In addressing the team after practice, Koger stresses the importance of accountability, a tenet often expressed by new Michigan coach Brady Hoke. Palka then challenges his marquee players to be leaders. Lead every drill. Every run. Every film study. Everything. There’s nothing that makes a coach happier than when his six best players happen to be his six hardest workers.
7 a.m.: Stadium opens for players to get dressed and get taped by team trainers.
7:30: Positional meetings. Special teams, a unit that at Whitmer is nicknamed Special Forces, is emphasized during a study session in the main room of the facility.
8: Practice. A fence is all that separates the football building from Memorial Stadium. Players will stretch before beginning a practice consisting of 18, five-minute periods.
10: Tape review. A folding door that looks like one used to secure a concession stand drops from the ceiling to cut the main room in half. On the south end, head coach Joe Palka operates the remote control as players watch practice on an LCD projection screen. On the north end of the room, defensive coordinator Greg Kubicki leads the defense’s review.
10:30: Lunch. Players can pack a lunch or leave to get food. All staff members bring lunch from home and eat while discussing team matters.
11:15: Players get dressed and get taped.
11:45: Meetings. Players break off into position meetings.
12:15: Practice. The team has its second practice.
2:15: Tape review. The concession door comes back down, with the offense and defensive players huddled in front of separate projection screens.
2:45: Staff meeting. First, as one group, and then by offense and defense.
5:30: Staff leaves.
Unfortunately for Palka, not all of his best players are here. All-state linebacker Jamar Ridley has an enlarged heart; his career is likely over. Running back Tre Sterritt, recently declared eligible to play after moving to Arizona and then back to Whitmer, would not undergo a required physical examination until that evening. Webb, with no hurdles to overcome, overslept and arrived an hour late. That drew the ire of Palka, who called out the all-state running back in front of the team, but then praised Webb the next day for working hard.
“I can’t do one thing and expect other people to do the opposite,” Webb said. “I have to be a leader.”
Leroy Alexander, a two-sport star at Springfield, tried to transfer to Whitmer this offseason but was ruled ineligible to play by the OHSAA. Alexander has filed an appeal, but no one at Whitmer seems optimistic the state will overturn its ruling.
Nigel Hayes is missing from practice too. An outstanding receiver that stands 6-foot-7, Hayes is an even better basketball player. He plans to forgo football this fall and spend more time taking jump shots.

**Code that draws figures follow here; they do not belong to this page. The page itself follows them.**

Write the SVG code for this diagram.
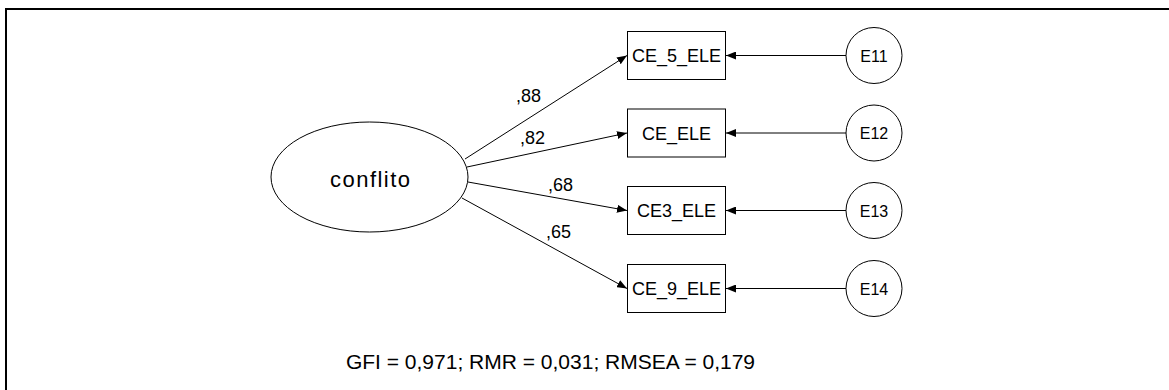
<svg xmlns="http://www.w3.org/2000/svg" width="1169" height="390" viewBox="0 0 1169 390">
  <defs>
    <marker id="head" viewBox="0 0 10 8" refX="10" refY="4" markerWidth="10" markerHeight="8" markerUnits="userSpaceOnUse" orient="auto">
      <path d="M0,0 L10,4 L0,8 Z" fill="#000"/>
    </marker>
    <style>
      .frame { fill: none; stroke: #000; stroke-width: 2; }
      .shape { fill: #fff; stroke: #000; stroke-width: 1; }
      .edge { fill: none; stroke: #000; stroke-width: 1; marker-end: url(#head); }
      .lbl { font-family: "Liberation Sans", Arial, sans-serif; font-size: 18px; fill: #000; }
      .err { font-family: "Liberation Sans", Arial, sans-serif; font-size: 16px; fill: #000; }
      .mid { text-anchor: middle; }
      .big { font-family: "Liberation Sans", Arial, sans-serif; font-size: 22px; fill: #000; }
      .fit { font-family: "Liberation Sans", Arial, sans-serif; font-size: 21px; fill: #000; }
    </style>
  </defs>
  <rect width="1169" height="390" fill="#fff"/>
  <!-- outer frame (runs past the right and bottom edges) -->
  <rect class="frame" x="6" y="9" width="1180" height="400"/>

  <g id="connectors">
    <line class="edge" x1="465" y1="159" x2="627" y2="55.5"/>
    <line class="edge" x1="467" y1="167" x2="627" y2="133"/>
    <line class="edge" x1="468" y1="182" x2="627" y2="210.5"/>
    <line class="edge" x1="462" y1="198" x2="627" y2="288.5"/>
    <line class="edge" x1="846" y1="55.5" x2="726" y2="55.5"/>
    <line class="edge" x1="846" y1="133" x2="726" y2="133"/>
    <line class="edge" x1="846" y1="210.5" x2="726" y2="210.5"/>
    <line class="edge" x1="846" y1="288.5" x2="726" y2="288.5"/>
    <text class="lbl" x="516" y="102">,88</text>
    <text class="lbl" x="520" y="144">,82</text>
    <text class="lbl" x="548" y="191">,68</text>
    <text class="lbl" x="546" y="238">,65</text>
  </g>

  <g id="conflito">
    <ellipse class="shape" cx="369.5" cy="177" rx="98.5" ry="55"/>
    <text class="big mid" x="370" y="187" textLength="80" lengthAdjust="spacing">conflito</text>
  </g>

  <g id="CE_5_ELE">
    <rect class="shape" x="627.5" y="31.5" width="98" height="48"/>
    <text class="lbl mid" x="676.5" y="62">CE_5_ELE</text>
  </g>
  <g id="CE_ELE">
    <rect class="shape" x="627.5" y="109" width="98" height="48"/>
    <text class="lbl mid" x="676.5" y="139.5">CE_ELE</text>
  </g>
  <g id="CE3_ELE">
    <rect class="shape" x="627.5" y="186.5" width="98" height="48"/>
    <text class="lbl mid" x="676.5" y="217">CE3_ELE</text>
  </g>
  <g id="CE_9_ELE">
    <rect class="shape" x="627.5" y="264.5" width="98" height="48"/>
    <text class="lbl mid" x="676.5" y="295">CE_9_ELE</text>
  </g>

  <g id="E11">
    <circle class="shape" cx="874" cy="55.5" r="28"/>
    <text class="err mid" x="874" y="61.5">E11</text>
  </g>
  <g id="E12">
    <circle class="shape" cx="874" cy="133" r="28"/>
    <text class="err mid" x="874" y="139">E12</text>
  </g>
  <g id="E13">
    <circle class="shape" cx="874" cy="210.5" r="28"/>
    <text class="err mid" x="874" y="216.5">E13</text>
  </g>
  <g id="E14">
    <circle class="shape" cx="874" cy="288.5" r="28"/>
    <text class="err mid" x="874" y="294.5">E14</text>
  </g>

  <text class="fit mid" x="550.5" y="369">GFI = 0,971; RMR = 0,031; RMSEA = 0,179</text>
</svg>
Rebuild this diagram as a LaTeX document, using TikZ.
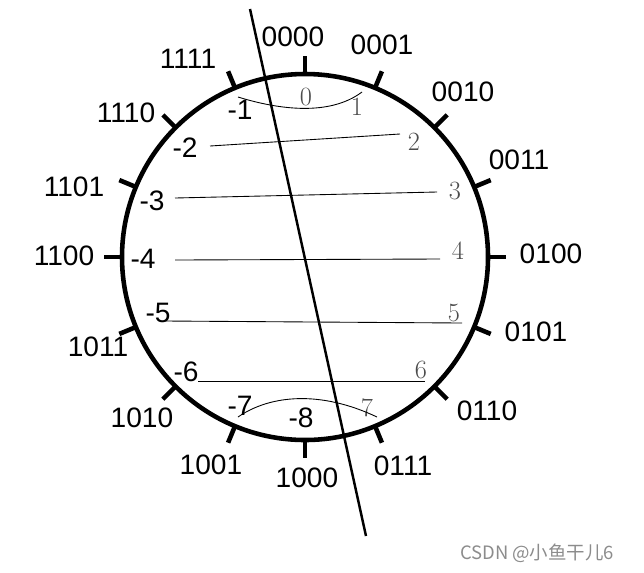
\documentclass[tikz,border=0pt]{standalone}
\usepackage{fontspec}
\setsansfont{Liberation Sans}
\newfontfamily\cjk{Noto Sans CJK SC}
\usetikzlibrary{positioning}

\begin{document}
\begin{tikzpicture}[x=0.02cm, y=-0.02cm,
  code/.style={font=\sffamily\fontsize{16}{16}\selectfont, inner sep=1pt},
  neglabel/.style={font=\sffamily\fontsize{16}{16}\selectfont, inner sep=1pt},
  poslabel/.style={font=\rmfamily\fontsize{15}{15}\selectfont, text=black!70, inner sep=1pt},
  chord/.style={line width=0.5pt},
  thick ring/.style={line width=2.6pt}]
  \useasboundingbox (0,0) rectangle (644,572);

  \coordinate (o) at (305,257);
  \draw[thick ring] (o) circle [radius=183];
  \foreach \k in {0,...,15}
    \draw[thick ring, shift={(o)}] (22.5*\k-90:182) -- (22.5*\k-90:201);

  \node[code] (c0) at (293,37) {0000};
  \node[code] (c1) at (382,45) {0001};
  \node[code] (c2) at (463,92) {0010};
  \node[code] (c3) at (519,160) {0011};
  \node[code] (c4) at (551,254) {0100};
  \node[code] (c5) at (536,332) {0101};
  \node[code] (c6) at (487,411) {0110};
  \node[code] (c7) at (403,466) {0111};
  \node[code] (c8) at (307,478) {1000};
  \node[code] (c9) at (211,465) {1001};
  \node[code] (c10) at (142,418) {1010};
  \node[code] (c11) at (98,347) {1011};
  \node[code] (c12) at (64,256) {1100};
  \node[code] (c13) at (74,187) {1101};
  \node[code] (c14) at (126,113) {1110};
  \node[code] (c15) at (188,59) {1111};

  \node[neglabel] (m1) at (240,110) {-1};
  \node[neglabel] (m2) at (185,148) {-2};
  \node[neglabel] (m3) at (152,201) {-3};
  \node[neglabel] (m4) at (143,259) {-4};
  \node[neglabel] (m5) at (158,313) {-5};
  \node[neglabel] (m6) at (186,372) {-6};
  \node[neglabel] (m7) at (240,406) {-7};
  \node[neglabel] (m8) at (301,418) {-8};

  \node[poslabel] (p0) at (306,97) {0};
  \node[poslabel] (p1) at (357,107) {1};
  \node[poslabel] (p2) at (414,142) {2};
  \node[poslabel] (p3) at (455,191) {3};
  \node[poslabel] (p4) at (458,251) {4};
  \node[poslabel] (p5) at (454,313) {5};
  \node[poslabel] (p6) at (421,370) {6};
  \node[poslabel] (p7) at (367,408) {7};

  \coordinate (l1) at (238,97);   \coordinate (r1) at (362,92);
  \coordinate (l2) at (210,146);  \coordinate (r2) at (400,134);
  \coordinate (l3) at (175,198);  \coordinate (r3) at (437,192);
  \coordinate (l4) at (175,260);  \coordinate (r4) at (440,259);
  \coordinate (l5) at (165,321);  \coordinate (r5) at (462,323);
  \coordinate (l6) at (198,381);  \coordinate (r6) at (425,381);
  \coordinate (l7) at (238,417);  \coordinate (r7) at (377,417);

  \draw[chord] (l1) .. controls (280,110) and (330,116) .. (r1);
  \draw[chord] (l2) -- (r2);
  \draw[chord] (l3) -- (r3);
  \draw[chord] (l4) -- (r4);
  \draw[chord] (l5) -- (r5);
  \draw[chord] (l6) -- (r6);
  \draw[chord] (l7) .. controls (270,395) and (320,390) .. (r7);

  \coordinate (cut top) at (250,9);
  \coordinate (cut bottom) at (366,536);
  \draw[line width=1.4pt] (cut top) -- (cut bottom);

  \node[font=\cjk\fontsize{10.5}{10.5}\selectfont, text=black!45] (mark) at (537,553) {CSDN @小鱼干儿6};
\end{tikzpicture}
\end{document}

Palka has other plans for Hayes.
Visitors are welcome to watch Whitmer’s practice. Former players pop in and give Palka and his staff hugs. Fathers of players take in the day’s events from the bleachers. And then there’s John Miller, quite easily Whitmer’s No.1 fan, who seems to be everywhere and see everything, even though he’s partially blind.
But at Tuesday morning’s practice, one visitor is getting more attention than the others — Hayes. He arrives, flanked by his parents, and soon makes his way onto the field to greet his former teammates. Webb ribs Hayes, telling him to make a U-turn and go back to the bleachers.
“That’s where I’ll be all fall,” Hayes replies.
Meanwhile, assistant coach Ken Winters is losing his cool dealing with a struggling receiving corps. Winters later ripped the unit’s effort during a coaches meeting, calling it “one of the worst practices in 10 years.” Winters told the receivers to soul search.
Hayes, the 43rd-ranked basketball prospect in the class of 2013, watched the entire practice with his parents. Hayes was itching to get on the field. Right?
“Nope,” Hayes, the brother of Ohio State freshman defensive lineman, Kenny Hayes, said. “I got my itch cream on.”
Hayes, a 4.3 student, has adult whit. But he’s still just a kid, and kids are predisposed to changing their minds. It’s Palka’s job to convince Hayes he should, and just in case he’s successful, locker No. 49 is being held empty.
Players leave their bikes lined up outside Whitmer’s Memorial Stadium, which was renovated in recent years. Field turf was installed, and the Panthers’ stadium boasts a large video scoreboard.
As he storms off the field, Winters is stopped by Miller, the super fan, who asks him how he’s doing.
“I’d be doing a lot better if the guy in the stands was out on the field,” Winters bristled.
In an operation where time means everything, it’s odd that Palka’s assistants are sitting in a post-practice meeting waiting for their boss to enter the room and get down to business. Palka, a former recruiting coordinator at his alma mater Eastern Michigan, is outside making a sales pitch to Hayes.
A more hard-headed coach may have played tough with Hayes, refusing to strike any deals needed to get him on the field. That’s not Palka. It’s obvious Hayes makes Whitmer a better team, and it’s obvious Hayes’ first love is not football. So Palka is willing to make a compromise. If Hayes only wants to attend one practice per day, and then go jack up a couple of hundred fade-a-ways, that will be allowable.
Apparently, Hayes’ itch cream melted away in the summer heat, because he informs Palka he plans to show up next week ready for work.
Palka enters the staff meeting and delivers the good news.
“Sorry for the delay, but I figured it was well worth it,” Palka said.
Everyone laughs. Everyone, that is, except for Winters, who looks emotionally exhausted.